The Kuga, which Ford calls a compact crossover, but which EuroNCAP places in its small off-road 4×4 class has scored a maximum five stars for adult occupant protection, four stars for child occupant protection and three stars for pedestrian protection.
That last star for the pedestrians means it’s pipped the just released Volkswagen Tiguan from the top spot in the class.

kuga pole crash


“The Ford Kuga joins a portfolio of cars that is recognised for high safety standards and performance,” said Joe Bakaj, Vice President, Global Product Programs, Ford Motor Company and Vice President, Product Development, Ford of Europe.

“The tests performed by Euro NCAP are further validation of our own rigorous testing procedures and internal results and convey a compelling message to Kuga customers from a highly respected and impartial organisation.”

Ford says high safety targets were a priority for the Kuga development and engineering teams.

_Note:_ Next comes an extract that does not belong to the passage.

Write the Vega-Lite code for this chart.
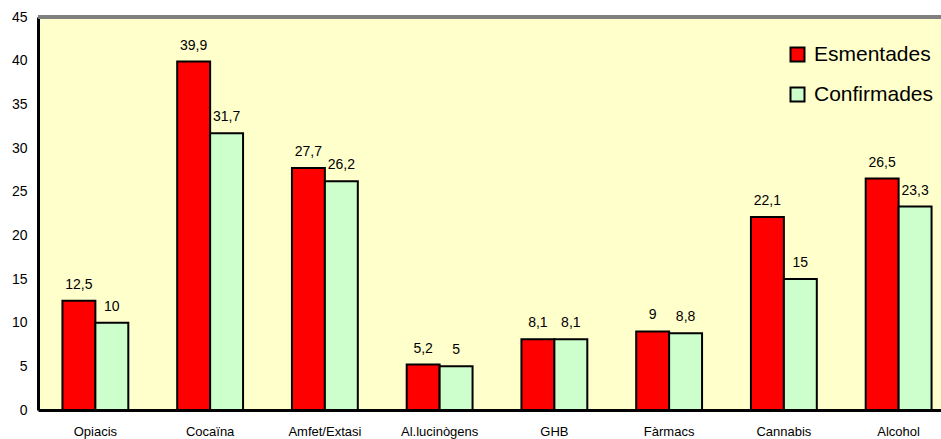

And the company says the basis for the Kuga’s safety is Ford’s Intelligent Protection System (IPS), combining a body structure optimised for strength and crashworthiness with state-of-the-art restraint equipment, plus driver aids that maintain control of the car and features that lessen the likelihood of injuries in an impact.

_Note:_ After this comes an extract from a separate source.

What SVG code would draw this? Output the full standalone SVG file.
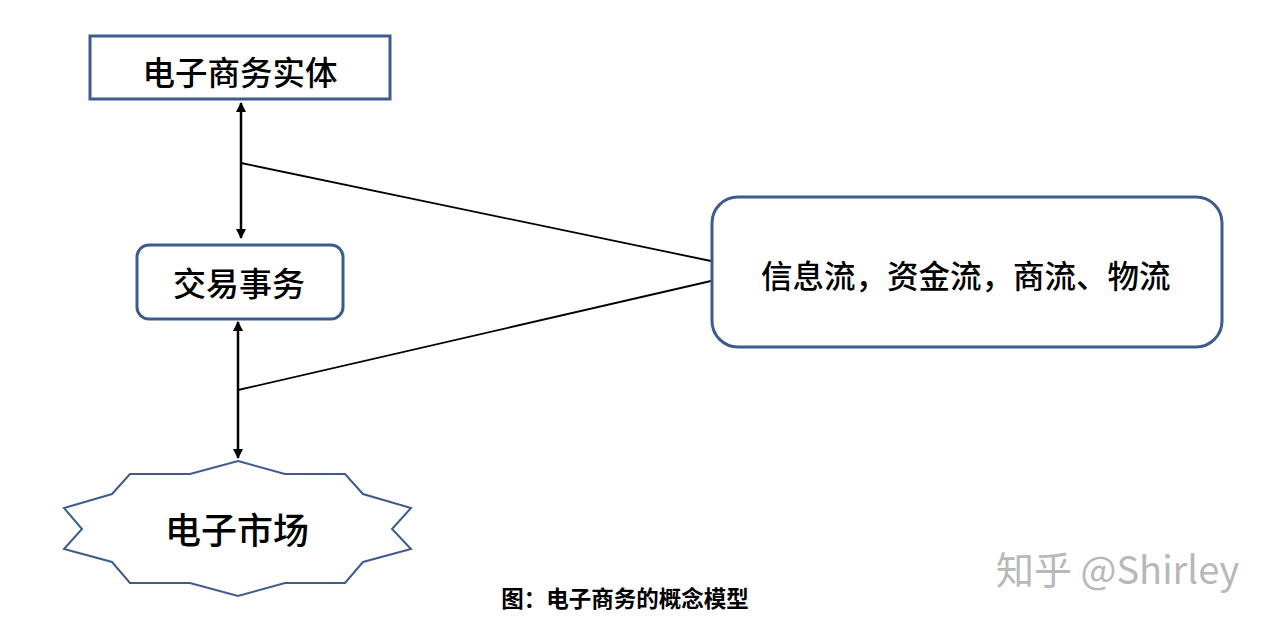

Ford’s comprehensive IPS for the Kuga includes a total of six airbags, including front and side airbags for front seat occupants plus head and shoulder curtain airbags covering the first and second rows of seats, supplemented by the use of anti-submarining seats with height adjustable headrests for all passengers.

In addition front seats are also equipped with pyrotechnic safety belt pre-tensioners and load limiters.

EuroNCAP wasn’t entirely flattering about the Ford saying, “the passenger compartment remained stable in the impact.

“However, there was insufficient pressure in the driver’s airbag to prevent the head from bottoming it out and contacting the steering wheel.

“The knees and femurs of the front seat passengers were well protected and Ford showed that a similar level of protection would be provided for occupants of different sizes or those sat in different positions.”

KUGA DRIVER


EuroNCAP added that the Kuga scored maximum points for its performance in the side impact and pole tests.

Ford points out that the Kuga also has an array of active safety equipment including ABS, ESP, traction control, electronic brake-force distribution and electronic brake assist.
The Kuga, which is built on the same platform as the Ford Focus, which will begin manufacture in Australia in 2011, is powered by a 2.0-litre turbo-diesel engine in Europe.

Ford Australia President Bill Osborne has already said that the Kuga, like all Focus derivatives, is a possibility for Australian production once the local factory begins building the Focus.